BENOAY v. DECKER

United States District Court, Eastern District of Michigan (1981)

Facts

Issue

Holding — Gilmore, J.

Rule

Reasoning

Deep Dive: How the Court Reached Its Decision

Fraud Pleading Requirements

The court emphasized the necessity of pleading fraud with particularity as mandated by Federal Rule of Civil Procedure 9(b). It noted that the plaintiffs' Second Amended Complaint merely substituted the names of the "Doe" defendants without specifying the fraudulent acts each defendant allegedly committed. The court highlighted that each defendant must be informed of the specific acts they are accused of, particularly in cases involving multiple defendants. This requirement serves to protect defendants from vague allegations that could harm their reputations and to ensure they can prepare an adequate defense. The court found that general claims of fraud did not meet the heightened pleading standard set forth in Rule 9(b).

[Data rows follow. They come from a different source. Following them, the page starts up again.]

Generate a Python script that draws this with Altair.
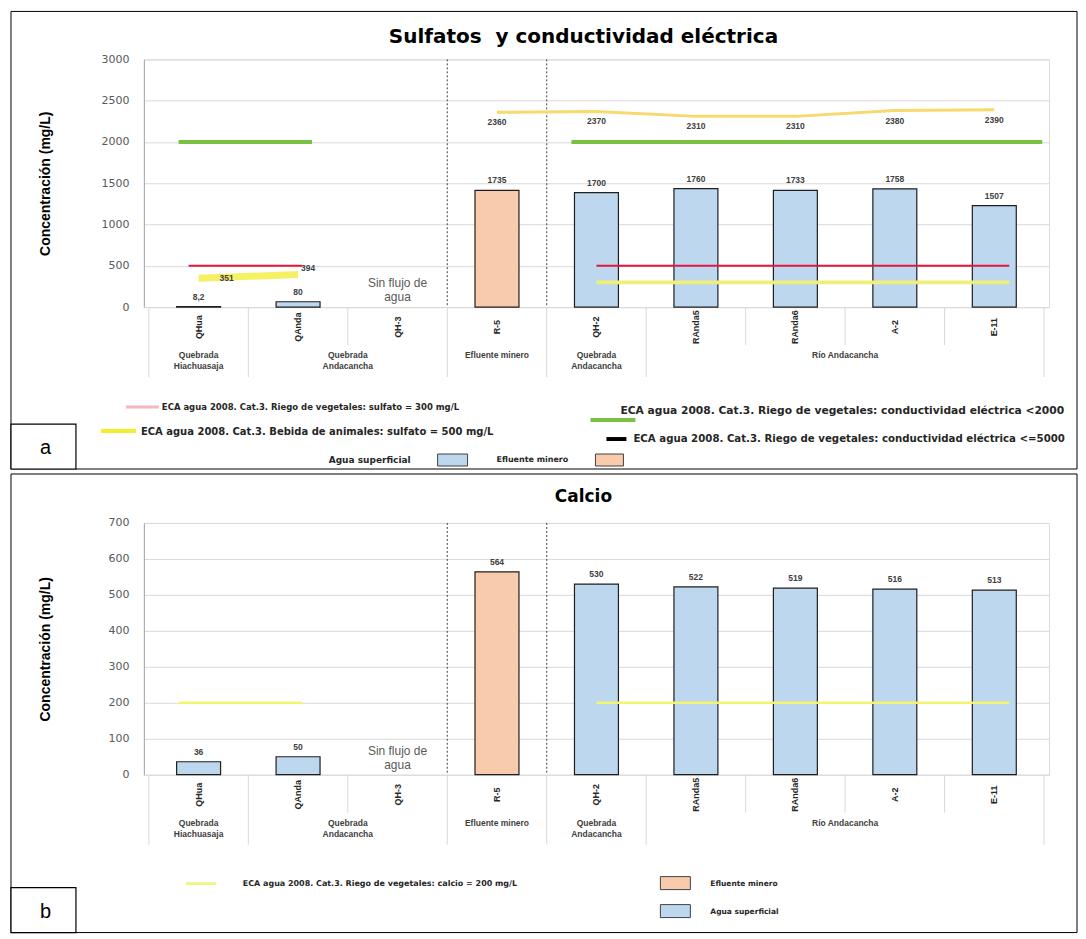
import altair as alt
import pandas as pd

# ---------------- data ----------------
stations = ["QHua", "QAnda", "QH-3", "R-5", "QH-2", "RAnda5", "RAnda6", "A-2", "E-11"]
tipo = ["Agua superficial", "Agua superficial", None, "Efluente minero", "Agua superficial",
        "Agua superficial", "Agua superficial", "Agua superficial", "Agua superficial"]
grupo = ["Quebrada|Hiachuasaja", "Quebrada|Andacancha", "Quebrada|Andacancha", "Efluente minero",
         "Quebrada|Andacancha", "Río Andacancha", "Río Andacancha", "Río Andacancha", "Río Andacancha"]
sulfato = [8.2, 80, None, 1735, 1700, 1760, 1733, 1758, 1507]
sulfato_txt = ["8,2", "80", None, "1735", "1700", "1760", "1733", "1758", "1507"]
conductividad = [351, 394, None, 2360, 2370, 2310, 2310, 2380, 2390]
calcio = [36, 50, None, 564, 530, 522, 519, 516, 513]
calcio_txt = ["36", "50", None, "564", "530", "522", "519", "516", "513"]
eca_sulfato_300 = 300
eca_sulfato_500 = 500
eca_conductividad = 2000
eca_calcio = 200
ticks_sulfato = [0, 500, 1000, 1500, 2000, 2500, 3000]
ticks_calcio = [0, 100, 200, 300, 400, 500, 600, 700]
sin_flujo = ["Sin flujo de", "agua"]

# ---------------- layout constants ----------------
W = 906
H1 = 248
H2 = 252
FONT = "Liberation Sans"
WIDE = "DejaVu Sans"
NARROW = "Liberation Sans Narrow, Liberation Sans"
BLUE = "#BDD7EE"
ORANGE = "#F8CBAD"
DARK = "#262626"

idx = list(range(len(stations)))
one = pd.DataFrame({"k": [0]})

runs = []
for i, g in enumerate(grupo):
    if runs and runs[-1]["g"] == g and runs[-1]["end"] == i - 1:
        runs[-1]["end"] = i
    else:
        runs.append({"g": g, "start": i, "end": i})
grp_df = pd.DataFrame({"pos": [(r["start"] + r["end"]) / 2 for r in runs],
                       "lab": [r["g"].split("|") for r in runs]})
major = sorted(set([r["start"] - 0.5 for r in runs] + [runs[-1]["end"] + 0.5]))
minor = [i - 0.5 for i in idx[1:] if (i - 0.5) not in major]
ef = tipo.index("Efluente minero")
separadores = [ef - 0.5, ef + 0.5]
sf = tipo.index(None)


def X(field="idx"):
    return alt.X(f"{field}:Q", scale=alt.Scale(domain=[-0.5, len(stations) - 0.5], nice=False, zero=False),
                 axis=None)


def Y(field, domain):
    return alt.Y(f"{field}:Q", scale=alt.Scale(domain=domain, nice=False, zero=True), axis=None)


def txt(s, x, y, size=9, weight="bold", color=DARK, align="left", font=WIDE, baseline="middle"):
    return alt.Chart(one).mark_text(text=s, align=align, baseline=baseline, fontSize=size, fontWeight=weight,
                                    color=color, font=font).encode(x=alt.value(x), y=alt.value(y))


def hline(x1, x2, y, color, width, opacity=1.0):
    return alt.Chart(one).mark_rule(color=color, strokeWidth=width, opacity=opacity).encode(
        x=alt.value(x1), x2=alt.value(x2), y=alt.value(y))


def box(x1, x2, y1, y2, fill, stroke, width=1.0):
    return alt.Chart(one).mark_rect(fill=fill, stroke=stroke, strokeWidth=width).encode(
        x=alt.value(x1), x2=alt.value(x2), y=alt.value(y1), y2=alt.value(y2))


def seg(i0, i1, val, dom, color, width, off0, off1, opacity=1.0):
    d = pd.DataFrame({"x0": [i0], "x1": [i1], "v": [val]})
    return alt.Chart(d).mark_rule(color=color, strokeWidth=width, xOffset=off0, x2Offset=off1,
                                  opacity=opacity).encode(x=X("x0"), x2=alt.X2("x1"), y=Y("v", dom))


def axis_layer(values, dom, H):
    d = pd.DataFrame({"v": values})
    ax = alt.Axis(values=values, title="Concentración (mg/L)", orient="left", grid=True,
                  gridColor="#D9D9D9", domainColor="#A6A6A6", ticks=False, labelPadding=15,
                  labelFont=WIDE, labelFontSize=11, labelColor="#595959", format="d",
                  titleFont=NARROW, titleFontSize=14, titleFontWeight="bold", titleColor="#000000",
                  titleX=-98, titleY=H / 2, titleAngle=270, titleBaseline="middle", titleAlign="center")
    return alt.Chart(d).mark_point(opacity=0).encode(
        y=alt.Y("v:Q", scale=alt.Scale(domain=dom, nice=False, zero=True), axis=ax))


def common(df, H, bar_dom, title, title_y, title_size):
    layers = []
    sep = pd.DataFrame({"b": separadores})
    layers.append(alt.Chart(sep).mark_rule(color="#404040", strokeDash=[2, 2], strokeWidth=1).encode(
        x=X("b"), y=alt.value(0), y2=alt.value(H)))
    layers.append(alt.Chart(pd.DataFrame({"b": minor})).mark_rule(color="#D9D9D9", strokeWidth=1).encode(
        x=X("b"), y=alt.value(H), y2=alt.value(H + 38)))
    layers.append(alt.Chart(pd.DataFrame({"b": major})).mark_rule(color="#D9D9D9", strokeWidth=1).encode(
        x=X("b"), y=alt.value(H), y2=alt.value(H + 70)))
    layers.append(alt.Chart(df).transform_filter("isValid(datum.val)").mark_bar(
        size=44, stroke="#1f1f1f", strokeWidth=1.2).encode(
        x=X(), y=Y("val", bar_dom),
        color=alt.Color("tipo:N", scale=alt.Scale(domain=["Agua superficial", "Efluente minero"],
                                                  range=[BLUE, ORANGE]), legend=None)))
    layers.append(alt.Chart(df).transform_filter("isValid(datum.val)").mark_text(
        dy=-10, fontSize=8.5, fontWeight="bold", color="#404040", font=FONT).encode(
        x=X(), y=Y("val", bar_dom), text="txt:N"))
    layers.append(alt.Chart(df).mark_text(angle=270, fontSize=9, fontWeight="bold", color=DARK, font=NARROW,
                                          align="center", baseline="middle").encode(
        x=X(), y=alt.value(H + 20), text="station:N"))
    layers.append(alt.Chart(grp_df).mark_text(fontSize=8.5, fontWeight="bold", color="#404040", font=FONT,
                                              align="center", baseline="top", lineHeight=11).encode(
        x=X("pos"), y=alt.value(H + 44), text="lab"))
    layers.append(alt.Chart(pd.DataFrame({"i": [sf]})).mark_text(
        text=sin_flujo, fontSize=12, color="#595959", font=FONT, align="center", baseline="middle",
        lineHeight=14).encode(x=X("i"), y=alt.value(H - 24)))
    layers.append(txt(title, 440, title_y, size=title_size, align="center", color="#000000"))
    return layers


# ---------------- top panel ----------------
dfa = pd.DataFrame({"idx": idx, "station": stations, "tipo": tipo, "val": sulfato, "txt": sulfato_txt,
                    "cond": conductividad, "cond_txt": [None if v is None else str(v) for v in conductividad]})
domA = [0, 3000]
barA = [0, 3680]

top_layers = [box(-133, 934, -48, 410, "transparent", "#000000", 1), axis_layer(ticks_sulfato, domA, H1)]
top_layers += common(dfa, H1, barA, "Sulfatos\u00a0 y conductividad eléctrica", -22, 20)
top_layers += [
    seg(0, 1, eca_conductividad, domA, "#7AC143", 4, -20, 14),
    seg(4, 8, eca_conductividad, domA, "#7AC143", 4, -25, 48),
    seg(0, 1, eca_sulfato_500, domA, "#E3173E", 2, -10, 4),
    seg(4, 8, eca_sulfato_500, domA, "#E3173E", 2, 0, 15),
    seg(4, 8, eca_sulfato_300, domA, "#EEF07A", 4, 0, 15),
    alt.Chart(dfa).transform_filter("datum.idx < 2").mark_line(color="#F2EE4A", strokeWidth=7,
                                                               opacity=0.85).encode(x=X(), y=Y("cond", domA)),
    alt.Chart(dfa).transform_filter("datum.idx > 2").mark_line(color="#F7D96E", strokeWidth=3).encode(
        x=X(), y=Y("cond", domA)),
    alt.Chart(dfa).transform_filter("datum.idx > 2").mark_text(
        dy=10, fontSize=8.5, fontWeight="bold", color="#404040", font=FONT).encode(
        x=X(), y=Y("cond", domA), text="cond_txt:N"),
    alt.Chart(dfa).transform_filter("datum.idx == 0").mark_text(
        dx=28, fontSize=8.5, fontWeight="bold", color="#404040", font=FONT).encode(
        x=X(), y=Y("cond", domA), text="cond_txt:N"),
    alt.Chart(dfa).transform_filter("datum.idx == 1").mark_text(
        dx=10, dy=-7, fontSize=8.5, fontWeight="bold", color="#404040", font=FONT).encode(
        x=X(), y=Y("cond", domA), text="cond_txt:N"),
    # legend
    hline(-18, 15, 348, "#F4B6C2", 3),
    txt("ECA agua 2008. Cat.3. Riego de vegetales: sulfato = 300 mg/L", 18, 348, size=8.5),
    hline(-43, -8, 372, "#F2EF2C", 4),
    txt("ECA agua 2008. Cat.3. Bebida de animales: sulfato = 500 mg/L", -3, 373, size=10),
    txt("ECA agua 2008. Cat.3. Riego de vegetales: conductividad eléctrica <2000", 477, 352, size=10.7),
    hline(447, 492, 361, "#7AC143", 4),
    hline(463, 483, 380, "#000000", 4),
    txt("ECA agua 2008. Cat.3. Riego de vegetales: conductividad eléctrica <=5000", 490, 380, size=10.2),
    txt("Agua superficial", 267, 401, size=9, align="right"),
    box(294, 324, 395, 407, BLUE, "#404040"),
    txt("Efluente minero", 353, 401, size=8),
    box(452, 480, 395, 407, ORANGE, "#404040"),
    box(-133, -68, 365, 410, "#FFFFFF", "#000000", 1.2),
    txt("a", -104, 389, size=20, weight="normal", color="#000000", font=FONT),
]
top = alt.layer(*top_layers).resolve_scale(y="independent").properties(width=W, height=H1)

# ---------------- bottom panel ----------------
dfb = pd.DataFrame({"idx": idx, "station": stations, "tipo": tipo, "val": calcio, "txt": calcio_txt})
domB = [0, 700]

bot_layers = [box(-133, 934, -49, 410, "transparent", "#000000", 1), axis_layer(ticks_calcio, domB, H2)]
bot_layers += common(dfb, H2, domB, "Calcio", -26, 17)
bot_layers += [
    seg(0, 1, eca_calcio, domB, "#F3F56E", 2.5, -20, 4),
    seg(4, 8, eca_calcio, domB, "#F3F56E", 2.5, 0, 15),
    hline(42, 72, 361, "#F0F58A", 3),
    txt("ECA agua 2008. Cat.3. Riego de vegetales: calcio = 200 mg/L", 99, 361, size=8),
    box(517, 547, 354, 367, ORANGE, "#404040"),
    txt("Efluente minero", 567, 361, size=7.5),
    box(517, 547, 382, 395, BLUE, "#404040"),
    txt("Agua superficial", 567, 389, size=7.5),
    box(-133, -68, 365, 410, "#FFFFFF", "#000000", 1.2),
    txt("b", -104, 389, size=20, weight="normal", color="#000000", font=FONT),
]
bottom = alt.layer(*bot_layers).resolve_scale(y="independent").properties(width=W, height=H2)

chart = alt.vconcat(top, bottom, spacing=2).properties(
    padding={"left": 1, "top": 2, "right": 0, "bottom": 0}
).configure_view(stroke="#A0A0A0", strokeWidth=1).configure(background="#FFFFFF")

chart.save("out.html", embed_options={"renderer": "svg", "actions": False})
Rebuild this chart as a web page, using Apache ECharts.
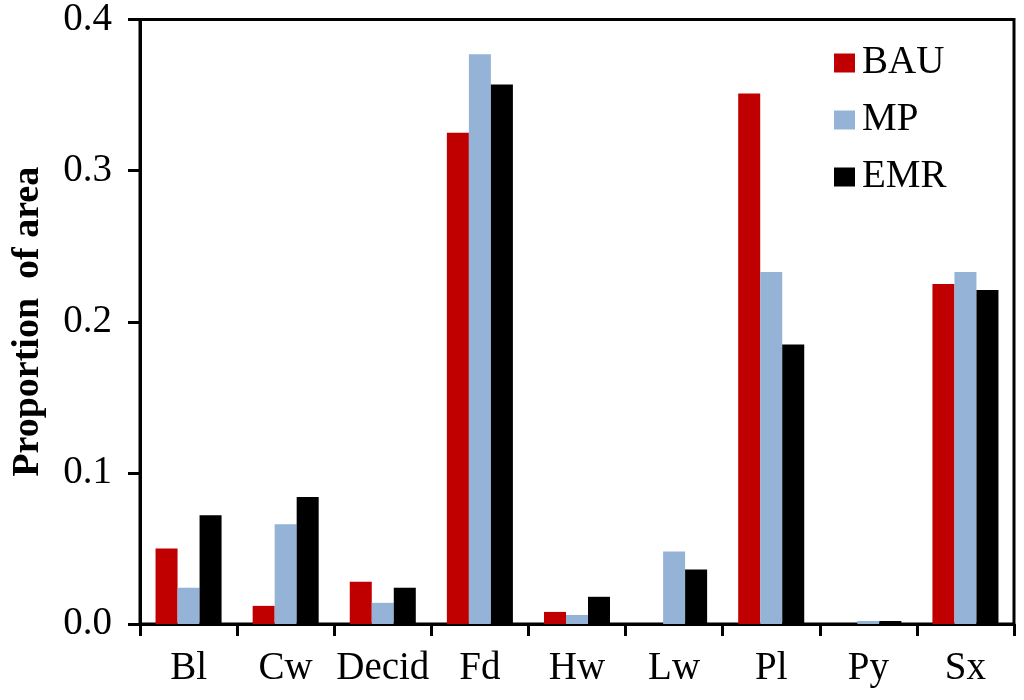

Failure to Distinguish Among Defendants

The court pointed out that the plaintiffs failed to distinguish between the various newly-added defendants, who included accounting firms, law firms, and bank employees. The absence of specific allegations against each individual defendant rendered the complaint insufficient under the rules governing fraud claims. The court emphasized that blanket references to all defendants were inadequate, as each defendant was entitled to know the particulars of the claims against them. This lack of specificity hindered the defendants' ability to formulate a proper defense and left them uncertain about the nature of the allegations. The court referenced previous cases that supported the necessity for particularized allegations, reinforcing that mere generalizations were not enough to satisfy Rule 9(b).

Insufficient Time for Specificity

The court expressed that the plaintiffs had ample time to specify their allegations, considering the case had been pending for several years and discovery had already been completed against the original defendants. The court found that allowing further discovery to clarify the allegations would not be appropriate, given that the plaintiffs should have already been able to provide sufficient detail regarding the new defendants' alleged fraudulent acts. The court asserted that the purpose of a fraud complaint is to seek redress for a wrong rather than to identify potential wrongdoers through discovery. Thus, the plaintiffs' failure to meet the pleading requirements after such a lengthy period indicated a lack of diligence on their part.

Failure to Establish a Purchaser-Seller Relationship

The court noted that the plaintiffs failed to establish a necessary purchaser-seller relationship with the newly-added defendants, which is essential for claims under the 1933 and 1934 Securities Acts. According to the court, Section 12(2) of the 1933 Securities Act specifically limits liability to those who are directly involved in the sale of securities. The court clarified that without this direct relationship, the plaintiffs could not pursue a claim against the new defendants under the securities laws. This lack of direct involvement was a critical factor in determining the insufficiency of the claims against these defendants, reinforcing the requirement for a clear transactional link in securities fraud cases.

Statute of Limitations and Time Bar

The court concluded that the plaintiffs' claims were also barred by applicable statutes of limitations. It explained that Section 13 of the 1933 Securities Act provides a clear time frame for bringing actions under Section 12(2), setting a maximum of three years following the sale of securities. Since the alleged sale occurred in 1971, the court determined that the plaintiffs could not bring claims against the newly-added defendants, as they were filed well beyond the statutory deadline. Furthermore, the court found that fraudulent concealment did not toll the statute of limitations in this case, as the relevant laws indicated such actions must be brought within a specified time frame. The combination of these factors led to the dismissal of the federal claims with prejudice.

Dismissal of State Claims

The court explained that the dismissal of the federal claims also necessitated the dismissal of the pendent state claims against the newly-added defendants. According to established legal principles, if federal claims are dismissed before trial, state claims should also be dismissed to avoid unnecessary litigation and to uphold judicial economy. The court noted that the state claims included a variety of allegations, such as fraud and breach of fiduciary duty, which were contingent upon the viability of the federal claims. As a result, the court dismissed the state claims without prejudice, recognizing the interrelated nature of the federal and state allegations within the context of the case.